◆ Set exercise
Reproduce every entry exactly and leave its pictures out.

◆ Record extracts
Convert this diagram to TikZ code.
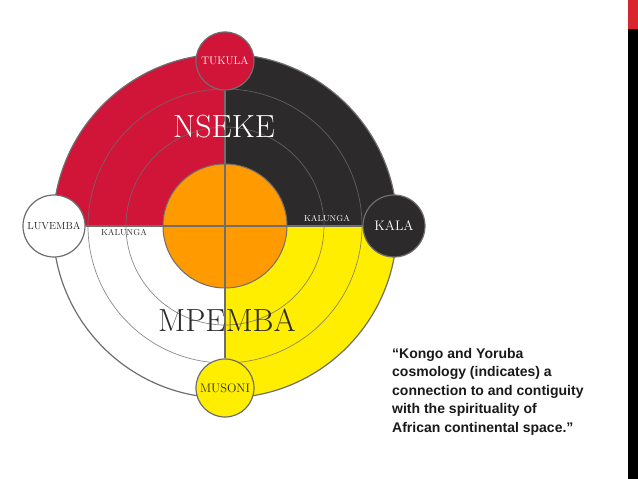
\documentclass[tikz,border=0pt]{standalone}
\usepackage{fontspec}
\newfontfamily\quotefont{Liberation Sans}
\usetikzlibrary{positioning,calc}
\usepackage{xcolor}
\definecolor{nsekered}{RGB}{208,21,56}
\definecolor{kaladark}{RGB}{44,42,43}
\definecolor{mpembayel}{RGB}{255,238,0}
\definecolor{huborange}{RGB}{255,154,0}
\definecolor{linegray}{RGB}{110,110,110}
\definecolor{barred}{RGB}{217,38,46}

\begin{document}
\begin{tikzpicture}[
  x=1pt, y=1pt,
  ring/.style={draw=linegray, line width=0.7pt, opacity=0.8},
  cross/.style={draw=linegray, line width=1.2pt},
  outer/.style={circle, draw=linegray, line width=1.2pt, inner sep=0pt, minimum size=58pt},
  wide/.style={outer, minimum size=62pt},
  big/.style={inner sep=0pt, font=\fontsize{32}{32}\selectfont},
  kal/.style={inner sep=0pt, font=\fontsize{8.6}{9}\selectfont},
]
\useasboundingbox (-225,-253) rectangle (413,226);

% four quarters
\fill[nsekered] (0,0) -- (90:172pt) arc[start angle=90, end angle=180, radius=172pt] -- cycle;
\fill[kaladark] (0,0) -- (0:172pt) arc[start angle=0, end angle=90, radius=172pt] -- cycle;
\fill[mpembayel] (0,0) -- (270:172pt) arc[start angle=270, end angle=360, radius=172pt] -- cycle;
\fill[white] (0,0) -- (180:172pt) arc[start angle=180, end angle=270, radius=172pt] -- cycle;

% rings and rim
\draw[ring] (0,0) circle[radius=99pt];
\draw[ring] (0,0) circle[radius=137pt];
\draw[linegray, line width=1.2pt] (0,0) circle[radius=172pt];

% centre disc
\node[circle, fill=huborange, draw=linegray, line width=1pt, minimum size=124pt, inner sep=0pt] (hub) at (0,0) {};

% four points
\node[outer, fill=nsekered, text=white, font=\fontsize{11}{11}\selectfont] (tukula) at (0,165) {TUKULA};
\node[outer, fill=mpembayel, text=kaladark, font=\fontsize{12.4}{12}\selectfont] (musoni) at (0,-162) {MUSONI};
\node[wide, fill=white, text=kaladark, font=\fontsize{10.3}{10}\selectfont] (luvemba) at (-171,0) {LUVEMBA};
\node[wide, fill=kaladark, text=white, font=\fontsize{13.8}{14}\selectfont] (kala) at (169,0) {KALA};

\draw[cross] (tukula) -- (musoni);
\draw[cross] (luvemba) -- (kala);

% names
\node[big, text=white] (nseke) at (-1,99) {NSEKE};
\node[big, text=kaladark] (mpemba) at (2,-94) {MPEMBA};
\node[kal, text=white] (kalR) at (102,7) {KALUNGA};
\node[kal, text=kaladark] (kalL) at (-101,-7) {KALUNGA};

% quote
\node[anchor=north west, align=left, inner sep=0pt, text=black!90,
  font=\quotefont\bfseries\fontsize{14}{18.5}\selectfont] (quote) at (167,-122)
  {“Kongo and Yoruba\\cosmology (indicates) a\\connection to and contiguity\\with the spirituality of\\African continental space.”};

% side bar
\fill[barred] (403,197) rectangle (413,226);
\fill[black] (403,-253) rectangle (413,197);
\end{tikzpicture}
\end{document}
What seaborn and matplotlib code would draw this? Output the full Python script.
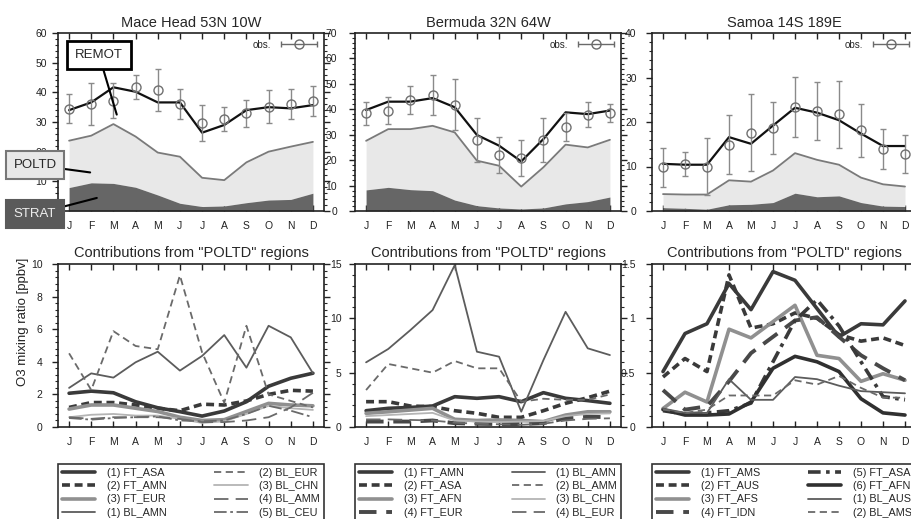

◆ Response to this task
Convert this diagram to TikZ code.
\documentclass[tikz,border=0pt]{standalone}
\usepackage{fontspec}
\newfontfamily\quotefont{Liberation Sans}
\usetikzlibrary{positioning,calc}
\usepackage{xcolor}
\definecolor{nsekered}{RGB}{208,21,56}
\definecolor{kaladark}{RGB}{44,42,43}
\definecolor{mpembayel}{RGB}{255,238,0}
\definecolor{huborange}{RGB}{255,154,0}
\definecolor{linegray}{RGB}{110,110,110}
\definecolor{barred}{RGB}{217,38,46}

\begin{document}
\begin{tikzpicture}[
  x=1pt, y=1pt,
  ring/.style={draw=linegray, line width=0.7pt, opacity=0.8},
  cross/.style={draw=linegray, line width=1.2pt},
  outer/.style={circle, draw=linegray, line width=1.2pt, inner sep=0pt, minimum size=58pt},
  wide/.style={outer, minimum size=62pt},
  big/.style={inner sep=0pt, font=\fontsize{32}{32}\selectfont},
  kal/.style={inner sep=0pt, font=\fontsize{8.6}{9}\selectfont},
]
\useasboundingbox (-225,-253) rectangle (413,226);

% four quarters
\fill[nsekered] (0,0) -- (90:172pt) arc[start angle=90, end angle=180, radius=172pt] -- cycle;
\fill[kaladark] (0,0) -- (0:172pt) arc[start angle=0, end angle=90, radius=172pt] -- cycle;
\fill[mpembayel] (0,0) -- (270:172pt) arc[start angle=270, end angle=360, radius=172pt] -- cycle;
\fill[white] (0,0) -- (180:172pt) arc[start angle=180, end angle=270, radius=172pt] -- cycle;

% rings and rim
\draw[ring] (0,0) circle[radius=99pt];
\draw[ring] (0,0) circle[radius=137pt];
\draw[linegray, line width=1.2pt] (0,0) circle[radius=172pt];

% centre disc
\node[circle, fill=huborange, draw=linegray, line width=1pt, minimum size=124pt, inner sep=0pt] (hub) at (0,0) {};

% four points
\node[outer, fill=nsekered, text=white, font=\fontsize{11}{11}\selectfont] (tukula) at (0,165) {TUKULA};
\node[outer, fill=mpembayel, text=kaladark, font=\fontsize{12.4}{12}\selectfont] (musoni) at (0,-162) {MUSONI};
\node[wide, fill=white, text=kaladark, font=\fontsize{10.3}{10}\selectfont] (luvemba) at (-171,0) {LUVEMBA};
\node[wide, fill=kaladark, text=white, font=\fontsize{13.8}{14}\selectfont] (kala) at (169,0) {KALA};

\draw[cross] (tukula) -- (musoni);
\draw[cross] (luvemba) -- (kala);

% names
\node[big, text=white] (nseke) at (-1,99) {NSEKE};
\node[big, text=kaladark] (mpemba) at (2,-94) {MPEMBA};
\node[kal, text=white] (kalR) at (102,7) {KALUNGA};
\node[kal, text=kaladark] (kalL) at (-101,-7) {KALUNGA};

% quote
\node[anchor=north west, align=left, inner sep=0pt, text=black!90,
  font=\quotefont\bfseries\fontsize{14}{18.5}\selectfont] (quote) at (167,-122)
  {“Kongo and Yoruba\\cosmology (indicates) a\\connection to and contiguity\\with the spirituality of\\African continental space.”};

% side bar
\fill[barred] (403,197) rectangle (413,226);
\fill[black] (403,-253) rectangle (413,197);
\end{tikzpicture}
\end{document}
What seaborn and matplotlib code would draw this? Output the full Python script.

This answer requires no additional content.